ECU surveys Civil War blockade runners

(Feb. 28, 1994)   —   East Carolina University will study the remains of several blockade runners that sank near Wilmington, N.C. during the American Civil War. 

The two-year project, conducted jointly with the Underwater Archaeology Unit of the N.C. Department of Cultural Resources, will produce the first detailed studies of the wrecks. The project could also lead to developing one or more of the wreck sites as the state’s first historical shipwreck underwater park. Gordon P. Watts Jr., the director of underwater archaeology for ECU’s graduate program in Maritime History and Nautical Archaeology, said that more than 30 of these steam commerce vessels sank in the vicinity of Wilmington. He said ECU will carefully survey and assess only six of the vessels that sank or ran aground within a mile of the Fort Fisher Historic Site.

A $17, 205 grant from the National Park Service will support the work. The project will begin in July. The remains of the vessels represent unique features of one of the most significant battlefields of the Civil War, Watts said no details of the wrecks exist. He said he and graduates students will do an assessment of the surviving vessel structure and will develop a management plan to protect the remains of the shipwrecks. He said the plan will address the possibility of developing one or more of the wrecks as an underwater park for recreational scuba divers. In addition, the study will gather information for an interpretive program about the blockade runners. The program will become a feature at the Fort Fisher site.

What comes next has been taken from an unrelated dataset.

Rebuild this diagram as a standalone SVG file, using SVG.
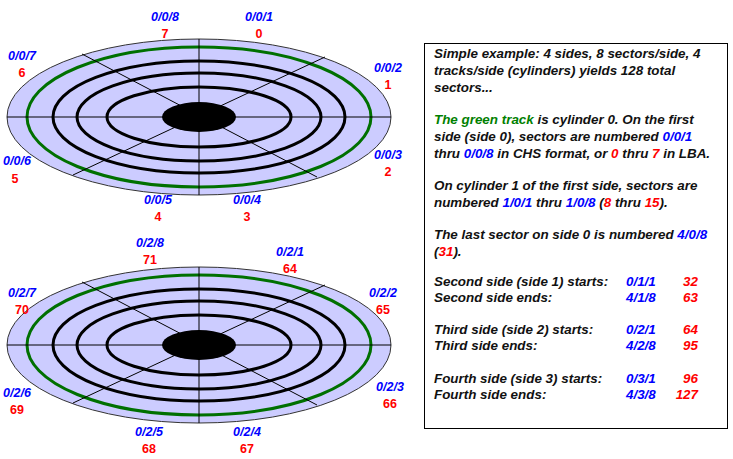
<svg xmlns="http://www.w3.org/2000/svg" width="733" height="459" viewBox="0 0 733 459">
<style>
text{font-family:"Liberation Sans",Arial,sans-serif;font-size:13.4px;font-weight:bold;font-style:italic}
.l{text-anchor:middle;font-size:12.5px}
.b{fill:#0000ff}.r{fill:#ff0000;font-style:normal}.g{fill:#008000}.k{fill:#111}
.tr{fill:none;stroke:#000;stroke-width:3}
.sp{stroke:#000;stroke-width:1}
</style>
<defs>
<g id="disk">
<ellipse cx="199" cy="117" rx="192" ry="78" fill="#ccccff" stroke="#333" stroke-width="1"/>
<ellipse cx="199" cy="117" rx="172" ry="70" fill="none" stroke="#007000" stroke-width="3"/>
<ellipse class="tr" cx="199" cy="117" rx="146" ry="56"/>
<ellipse class="tr" cx="199" cy="117" rx="122" ry="44"/>
<ellipse class="tr" cx="199" cy="117" rx="92" ry="30"/>
<line class="sp" x1="7" y1="117" x2="391" y2="117"/>
<line class="sp" x1="199" y1="39" x2="199" y2="195"/>
<line class="sp" x1="82" y1="54" x2="317" y2="177"/>
<line class="sp" x1="325" y1="57" x2="73" y2="175"/>
<ellipse cx="199" cy="117" rx="37" ry="15" fill="#000"/>
</g>
</defs>
<g id="disk-top"><use href="#disk"/>
<text class="l b" x="165" y="21">0/0/8</text><text class="l r" x="165" y="38">7</text>
<text class="l b" x="259" y="21">0/0/1</text><text class="l r" x="259" y="38">0</text>
<text class="l b" x="22" y="60">0/0/7</text><text class="l r" x="22" y="77">6</text>
<text class="l b" x="388" y="72">0/0/2</text><text class="l r" x="388" y="89">1</text>
<text class="l b" x="17" y="165">0/0/6</text><text class="l r" x="15" y="183">5</text>
<text class="l b" x="388" y="159">0/0/3</text><text class="l r" x="388" y="176">2</text>
<text class="l b" x="158" y="204">0/0/5</text><text class="l r" x="158" y="221">4</text>
<text class="l b" x="247" y="204">0/0/4</text><text class="l r" x="247" y="221">3</text>
</g>
<g id="disk-bottom"><use href="#disk" transform="translate(0,228)"/>
<text class="l b" x="150" y="247">0/2/8</text><text class="l r" x="150" y="264">71</text>
<text class="l b" x="290" y="256">0/2/1</text><text class="l r" x="290" y="273">64</text>
<text class="l b" x="22" y="297">0/2/7</text><text class="l r" x="22" y="314">70</text>
<text class="l b" x="383" y="297">0/2/2</text><text class="l r" x="383" y="314">65</text>
<text class="l b" x="17" y="397">0/2/6</text><text class="l r" x="17" y="414">69</text>
<text class="l b" x="390" y="391">0/2/3</text><text class="l r" x="390" y="408">66</text>
<text class="l b" x="149" y="436">0/2/5</text><text class="l r" x="149" y="453">68</text>
<text class="l b" x="247" y="436">0/2/4</text><text class="l r" x="247" y="453">67</text>
</g>
<g id="info">
<rect x="424.5" y="43.5" width="303" height="385" fill="#fff" stroke="#000" stroke-width="1"/>
<text class="k" x="434" y="58">Simple example: 4 sides, 8 sectors/side, 4</text>
<text class="k" x="434" y="75">tracks/side (cylinders) yields 128 total</text>
<text class="k" x="434" y="92">sectors...</text>
<text class="k" x="434" y="124"><tspan class="g">The green track</tspan> is cylinder 0. On the first</text>
<text class="k" x="434" y="141">side (side 0), sectors are numbered <tspan class="b">0/0/1</tspan></text>
<text class="k" x="434" y="158">thru <tspan class="b">0/0/8</tspan> in CHS format, or <tspan class="r" style="font-style:italic">0</tspan> thru <tspan class="r" style="font-style:italic">7</tspan> in LBA.</text>
<text class="k" x="434" y="190">On cylinder 1 of the first side, sectors are</text>
<text class="k" x="434" y="207">numbered <tspan class="b">1/0/1</tspan> thru <tspan class="b">1/0/8</tspan> (<tspan class="r" style="font-style:italic">8</tspan> thru <tspan class="r" style="font-style:italic">15</tspan>).</text>
<text class="k" x="434" y="239">The last sector on side 0 is numbered <tspan class="b">4/0/8</tspan></text>
<text class="k" x="434" y="256">(<tspan class="r" style="font-style:italic">31</tspan>).</text>
<text class="k" x="434" y="286">Second side (side 1) starts:</text><text class="b" x="626" y="286">0/1/1</text><text class="r" style="font-style:italic;text-anchor:end" x="698" y="286">32</text>
<text class="k" x="434" y="302">Second side ends:</text><text class="b" x="626" y="302">4/1/8</text><text class="r" style="font-style:italic;text-anchor:end" x="698" y="302">63</text>
<text class="k" x="434" y="334">Third side (side 2) starts:</text><text class="b" x="626" y="334">0/2/1</text><text class="r" style="font-style:italic;text-anchor:end" x="698" y="334">64</text>
<text class="k" x="434" y="350">Third side ends:</text><text class="b" x="626" y="350">4/2/8</text><text class="r" style="font-style:italic;text-anchor:end" x="698" y="350">95</text>
<text class="k" x="434" y="383">Fourth side (side 3) starts:</text><text class="b" x="626" y="383">0/3/1</text><text class="r" style="font-style:italic;text-anchor:end" x="698" y="383">96</text>
<text class="k" x="434" y="399">Fourth side ends:</text><text class="b" x="626" y="399">4/3/8</text><text class="r" style="font-style:italic;text-anchor:end" x="698" y="399">127</text>
</g>
</svg>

The fort was a powerful Confederate bastion through most of the war years. It protected an ocean inlet to Wilmington, one of the South’s primary seaports. Although the Union Navy attempted to block trade vessels from entering the Wilmington port, the South and British built a fleet of ocean racers to defy the blockade. Some of the ships made it through and delivered their cargoes unscathed. More than 30 others sank, ran aground or beached themselves in the Atlantic surf. Fort Fisher fell during an amphibious assault by federal troops in Jan. 1865. The capture virtually closed the Wilmington port and North Carolina to Confederate maritime trade.